Alex De Vore
At Yama’s, you can get the falafel sandwich as part of a combo with a salad and fries.
Once upon a time at a Greek Festival at the San Bernardino horse track (that’s in California), my mother instructed my brother to approach my very single lady’s man uncle as he was flirting with a woman and to loudly query, “Daddy? Can I have a hot dog? Mommy says I can have one!”
We watched from the shadows, laughing, lamb gyros in everyone’s hand.
Years later, my father, drunk on ouzo at my aunt’s wedding, stepped into the center of the circle dance, waved to the crowd, and burned that mother down. Grasping a dolma and a massive piece of baklava, I’d never seen him move so fluidly and freely.
I’d never been so glad about having just smoked weed in a parking lot.
What’s my point? I’m Greek as a sun-kissed olive tree, and I’ve learned a thing or two about the food from my family over the years (mainly how not to cook lamb), and this is why you need to believe me when I say Yamas Greek Rotisserie (2411 Cerrillos Road, (505) 930-5921) is easily one of Santa Fe’s most excellent places to eat right now, and it’s not the kind of place to wipe out your bank account.
Opened in late 2019 by longtime Santa Fe restaurant champs Jared Garcia (hey, we just talked about his music in an issue the other day; Gold Tides Strike It Rich, Dec. 15!), his brother Justin Salazar and their stepfather Daniel Razatos (formerly of the Plaza Café and Café Sonder), Yamas had an auspicious start juuuuuuust before the pandemic crept along.

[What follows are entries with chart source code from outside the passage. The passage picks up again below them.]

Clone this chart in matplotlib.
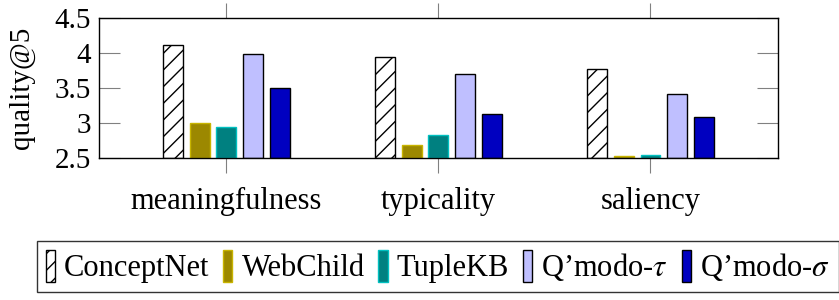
import numpy as np
import matplotlib
matplotlib.use("Agg")
from matplotlib import pyplot as plt

plt.rcParams['font.family'] = ['Liberation Serif', 'DejaVu Serif']
plt.rcParams['mathtext.fontset'] = 'stix'
plt.rcParams['hatch.linewidth'] = 1.0
plt.rcParams['hatch.color'] = '#333333'

groups = ["meaningfulness", "typicality", "saliency"]
series = ["ConceptNet", "WebChild", "TupleKB", "Q’modo-$\\tau$", "Q’modo-$\\sigma$"]
conceptnet = [4.11, 3.95, 3.77]
webchild = [3.00, 2.68, 2.53]
tuplekb = [2.94, 2.83, 2.55]
qmodo_tau = [3.99, 3.70, 3.42]
qmodo_sigma = [3.50, 3.13, 3.09]
values = [conceptnet, webchild, tuplekb, qmodo_tau, qmodo_sigma]

fills = ["white", "#9c8800", "#008080", "#bfbfff", "#0000c0"]
edges = ["black", "#c8b400", "#00c0c0", "black", "black"]
hatches = ["//", None, None, None, None]

fig = plt.figure(figsize=(8.39, 3.0), dpi=100)
ax = fig.add_axes([0.118, 0.473, 0.809, 0.467])

x = np.arange(len(groups))
w = 0.094
step = 0.126
for i in range(len(series)):
	ax.bar(x + (i - 2) * step, np.array(values[i]) - 2.5, w, bottom=2.5,
		color=fills[i], edgecolor=edges[i], hatch=hatches[i], linewidth=1.0,
		label=series[i])

ax.set_xlim(-0.6, 2.6)
ax.set_ylim(2.5, 4.5)
ax.set_yticks([2.5, 3, 3.5, 4, 4.5])
ax.set_yticklabels(["2.5", "3", "3.5", "4", "4.5"])
ax.set_xticks(x)
ax.set_xticklabels(groups)
ax.tick_params(axis='x', direction='out', top=True, length=11, width=0.8,
	color='#808080', labelsize=22, pad=10)
ax.tick_params(axis='y', direction='in', right=True, length=15, width=0.8,
	color='#808080', labelsize=21, pad=6)
for s in ax.spines.values():
	s.set_linewidth(1.0)
ax.set_ylabel("quality@5", fontsize=21, labelpad=14)

fig.legend(loc='lower center', bbox_to_anchor=(0.522, 0.005), ncol=5, fontsize=22,
	frameon=True, fancybox=False, edgecolor='black', handlelength=0.3,
	handleheight=1.2, handletextpad=0.3, columnspacing=0.45, borderpad=0.3,
	borderaxespad=0.2).get_frame().set_linewidth(1.0)

fig.savefig("out.png", dpi=100)
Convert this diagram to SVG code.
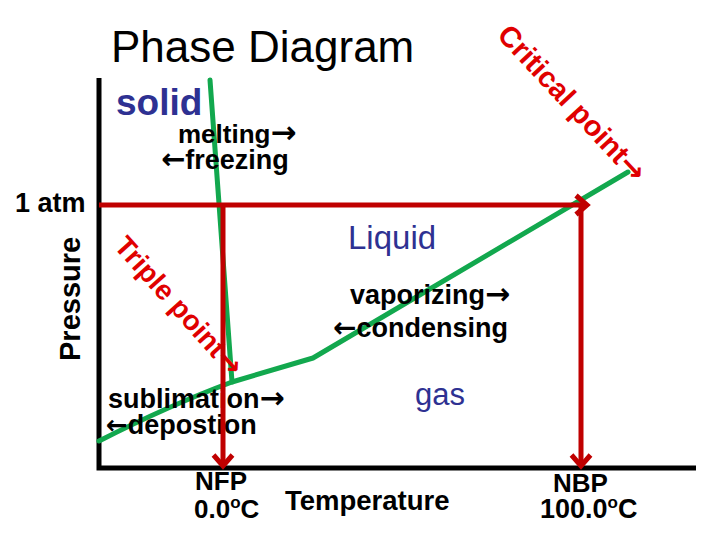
<svg xmlns="http://www.w3.org/2000/svg" width="720" height="540" viewBox="0 0 720 540">
<defs>
<style>
.t{font-family:"Liberation Sans",Arial,sans-serif;fill:#000}
.b{font-weight:bold}
.navy{fill:#2E3192}
.red{fill:#E00000}
.ar{font-family:"DejaVu Sans",sans-serif;font-weight:bold}
.ax{stroke:#000;stroke-width:5;fill:none}
.grn{stroke:#12A84E;stroke-width:5;fill:none;stroke-linecap:round;stroke-linejoin:round}
.rl{stroke:#C00000;stroke-width:5;fill:none}
</style>
<marker id="ah" viewBox="0 0 24 24" markerWidth="24" markerHeight="24" refX="18" refY="12" orient="auto" markerUnits="userSpaceOnUse">
<path d="M7,2.5 L18,12 L7,21.5" fill="none" stroke="#C00000" stroke-width="5"/>
</marker>
</defs>
<rect width="720" height="540" fill="#fff"/>
<g id="axes">
<path class="ax" d="M99,78 V468 H696"/>
</g>
<g id="curves">
<path class="grn" d="M210,80 L232,382"/>
<path class="grn" d="M99,441 Q170,405 232,382 L313,358 L628,172"/>
</g>
<g id="labels">
<text class="t" x="111" y="62" font-size="44">Phase Diagram</text>
<text class="t b navy" x="116" y="115" font-size="37">solid</text>
<text class="t b" x="178" y="143" font-size="26">melting<tspan class="ar" font-size="31">→</tspan></text>
<text class="t b" x="161" y="169" font-size="27"><tspan class="ar" font-size="29">←</tspan>freezing</text>
<text class="t b" x="15" y="212" font-size="27">1 atm</text>
<text class="t b" transform="translate(80,361) rotate(-90)" font-size="29">Pressure</text>
<text class="t navy" x="348" y="249" font-size="33">Liquid</text>
<text class="t b" x="350" y="304" font-size="27">vaporizing<tspan class="ar" font-size="30">→</tspan></text>
<text class="t b" x="333" y="337" font-size="27"><tspan class="ar" font-size="28">←</tspan>condensing</text>
<text class="t navy" x="415" y="405" font-size="31">gas</text>
<text class="t b" x="108" y="408" font-size="27">sublimation<tspan class="ar" font-size="30">→</tspan></text>
<text class="t b" x="106" y="434" font-size="27"><tspan class="ar" font-size="26">←</tspan>depostion</text>
<text class="t b" x="195" y="490" font-size="26">NFP</text>
<text class="t b" x="194" y="518" font-size="26">0.0<tspan font-size="17" dy="-10">o</tspan><tspan dy="10">C</tspan></text>
<text class="t b" x="285" y="510" font-size="27.5">Temperature</text>
<text class="t b" x="553" y="492" font-size="26">NBP</text>
<text class="t b" x="540" y="518" font-size="27">100.0<tspan font-size="17" dy="-10">o</tspan><tspan dy="10">C</tspan></text>
<text class="t b red" transform="translate(113,247) rotate(48)" font-size="28">Triple point<tspan class="ar" font-size="30">→</tspan></text>
<text class="t b red" transform="translate(496,36) rotate(47)" font-size="29">Critical point<tspan class="ar" font-size="30">→</tspan></text>
</g>
<g id="connectors">
<path class="rl" d="M99,205 H587" marker-end="url(#ah)"/>
<path class="rl" d="M223,205 V466" marker-end="url(#ah)"/>
<path class="rl" d="M581,205 V466" marker-end="url(#ah)"/>
</g>
</svg>
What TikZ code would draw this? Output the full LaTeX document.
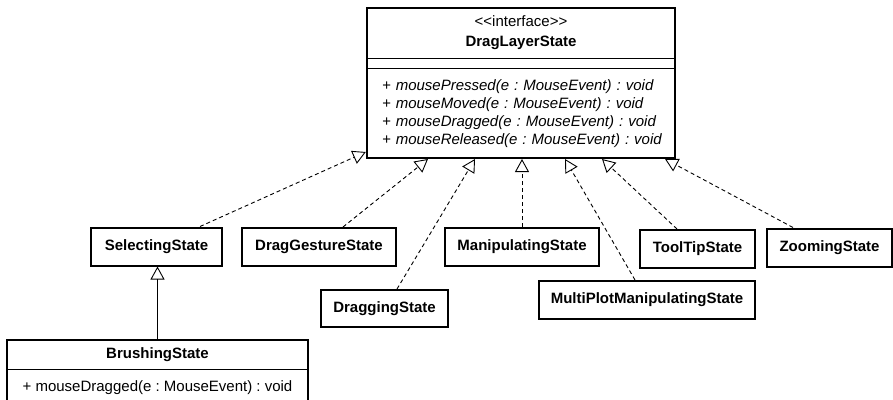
\documentclass[tikz,border=0pt]{standalone}
\usepackage{fontspec}
\setmainfont{Liberation Sans}
\usetikzlibrary{arrows.meta,positioning,fit}

\begin{document}
\begin{tikzpicture}[
      x=1pt, y=-1pt,
      font=\fontsize{15}{18}\selectfont\frenchspacing,
      part/.style={minimum width=308pt, inner sep=0pt, align=center},
      state/.style={draw, line width=2pt, font=\fontsize{15}{18}\selectfont\bfseries,
        minimum height=38pt, inner sep=0pt},
      frame/.style={draw, line width=2pt, inner sep=0pt},
      realize/.style={-{Triangle[open, length=13pt, width=14pt, line width=0.9pt]},
        line width=0.9pt, dash pattern=on 4pt off 3pt},
      extend/.style={-{Triangle[open, length=13pt, width=14pt, line width=0.9pt]},
        line width=0.9pt}
    ]
      \useasboundingbox (0,0) rectangle (893,399);
      \clip (0,0) rectangle (893,399);

      % interface
      \node[part, minimum height=50pt, font=\fontsize{15}{20}\selectfont] (dlshead) at (521,33)
        {<{}<interface>{}>\\\textbf{DragLayerState}};
      \node[part, minimum height=10pt, below=0pt of dlshead] (dlsattr) {};
      \node[part, minimum height=89pt, below=0pt of dlsattr, align=left, text width=285pt,
        font=\fontsize{15}{18}\selectfont\frenchspacing\itshape, xshift=3.5pt] (dlsops)
        {+ mousePressed(e : MouseEvent) : void\\
         + mouseMoved(e : MouseEvent) : void\\
         + mouseDragged(e : MouseEvent) : void\\
         + mouseReleased(e : MouseEvent) : void};
      \node[frame, fit=(dlshead)(dlsattr)(dlsops.south)] (dls) {};
      \draw[thin] (dlsattr.north west) -- (dlsattr.north east);
      \draw[thin] (dlsattr.south west) -- (dlsattr.south east);

      % states
      \node[state, minimum width=131pt] (selecting) at (156.5,246.5) {SelectingState};
      \node[state, minimum width=154pt] (draggesture) at (319,247) {DragGestureState};
      \node[state, minimum width=127pt, minimum height=37pt] (dragging) at (384.5,308.5) {DraggingState};
      \node[state, minimum width=154pt] (manipulating) at (522,247) {ManipulatingState};
      \node[state, minimum width=216pt] (multiplot) at (647,300) {MultiPlotManipulatingState};
      \node[state, minimum width=115pt] (tooltip) at (697.5,249) {ToolTipState};
      \node[state, minimum width=125pt] (zooming) at (829.5,247.5) {ZoomingState};

      % subclass
      \node[part, minimum width=301pt, minimum height=29pt, font=\fontsize{15}{18}\selectfont\bfseries]
        (brushhead) at (157.5,354.5) {BrushingState};
      \node[part, minimum width=301pt, minimum height=36pt, below=0pt of brushhead] (brushops)
        {+ mouseDragged(e : MouseEvent) : void};
      \node[frame, fit=(brushhead)(brushops)] (brushing) {};
      \draw[thin] (brushhead.south west) -- (brushhead.south east);

      % realizations
      \draw[realize] ([xshift=43.5pt]selecting.north) -- ([yshift=7pt]dls.south west);
      \draw[realize] ([xshift=24pt]draggesture.north) -- ([xshift=-93pt]dls.south);
      \draw[realize] ([xshift=12.5pt]dragging.north) -- ([xshift=-46pt]dls.south);
      \draw[realize] (manipulating.north) -- (manipulating.north |- dls.south);
      \draw[realize] ([xshift=-12pt]multiplot.north) -- ([xshift=44pt]dls.south);
      \draw[realize] ([xshift=-20.5pt]tooltip.north) -- ([xshift=81pt]dls.south);
      \draw[realize] ([xshift=-36.5pt]zooming.north) -- ([xshift=144pt]dls.south);

      % generalization
      \draw[extend] (brushing.north) -- (brushing.north |- selecting.south);
    \end{tikzpicture}
\end{document}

Still, as a family business, it’s made it through some of the worst days with a little bit of PPP assistance and a commitment to high-quality takeout (seriously, you should see how excellently the takeout is wrapped). Their other eatery, Café Sonder, however, wasn’t so lucky and closed in 2020, according to Garcia, who chalks the closure up to a rocky start and bad public health timing.
Still, he says, he can now focus entirely on Yamas, and with assistance from the whole family, including menu development from brother Nick Ratazos, a professional chef working in California, plus former Sonder and Whole Hog chef Odra Mancia. With that added focus, Yamas has become the type of local eatery loved by the puro Santa Fe set.
For this Greek Santa Fean, too, Garcia and company might be serving up the best Greek food I’ve had locally in ages. Just the other day, I sampled the falafel sandwich combo ($14.04), which comes with a small house salad and fries. Crispy around the outside edges and satisfyingly chewy inside, the combo of fresh tomato, lettuce and falafel was pitch-perfect, including the bang-up takeaway packaging. My companion tried the Mediterranean kale salad ($7.95-$12.90), one of Yamas’ staples according to Garcia, and spent days waxing about its freshness, crispness and overall taste. Even the following day, the leftovers somehow proved more flavorful and didn’t fall victim to the soggy sadness of day-old food.
“That falafel, for example, is something we worked really hard on,” Garcia tells me by phone some days later. “[My stepdad] grew up working with his father in the kitchen, and when we were designing the concept for the restaurant, we used what he had in mind from when he was growing up. The recipes are really things he grew up eating and things he made for us when [my brother and I] were kids. Even the marinades, it’s the same thing.”
I’m reticent to use the term “authentic,” especially since Garcia says they’ve been open to tweaking recipes based on diner input, but someplace between the feta on my salad and the sauce in my sandwich, I was transported back to the Greek festivals of my youth in taste and mood. At the very least, the foundation of everything on the Yamas menu is firmly planted in the motherland. Or, to put it another way, you can practically taste the combined will of the family in the food. Yamas is, after all, both the continuation of the Greeker parts of Garcia’s extended family and a restaurant willing to continually refine its offerings. It’s also a part of a subtle nationwide movement that finds restaurants opening up in residential neighborhoods rather than in flooded commercial zones.
Take, for example, Rowley Farmhouse Ales—the place slaps hard and lives in the heart of a regular old Midtown Santa Fe neighborhood; Yamas has a similar thing going inside the space that once housed Lamplighter Liquors which, according to Garcia, was very much by design.
“I just realized there was this massive neighborhood back behind us, and those people are looking for places to eat, too. I mean, I live over there, too,” he tells SFR. “I feel like that’s just the way things are going, I mean, that’s more forward-thinking than downtown where you have to pay an initial cost to go to a restaurant. I love those restaurants, nothing against them, but you have to pay for that parking meter, and I even remember working downtown and having to pay $12 a day just to go to work.”
For now, Garcia adds, he’s happy to simply try and offer the best service he can.
“We like to say service is the job, hospitality is the extra steps,” he says. “We want people to know we care about the experience, but we’ve also had a lot of support. If it weren’t for the community around us, we wouldn’t still be around.”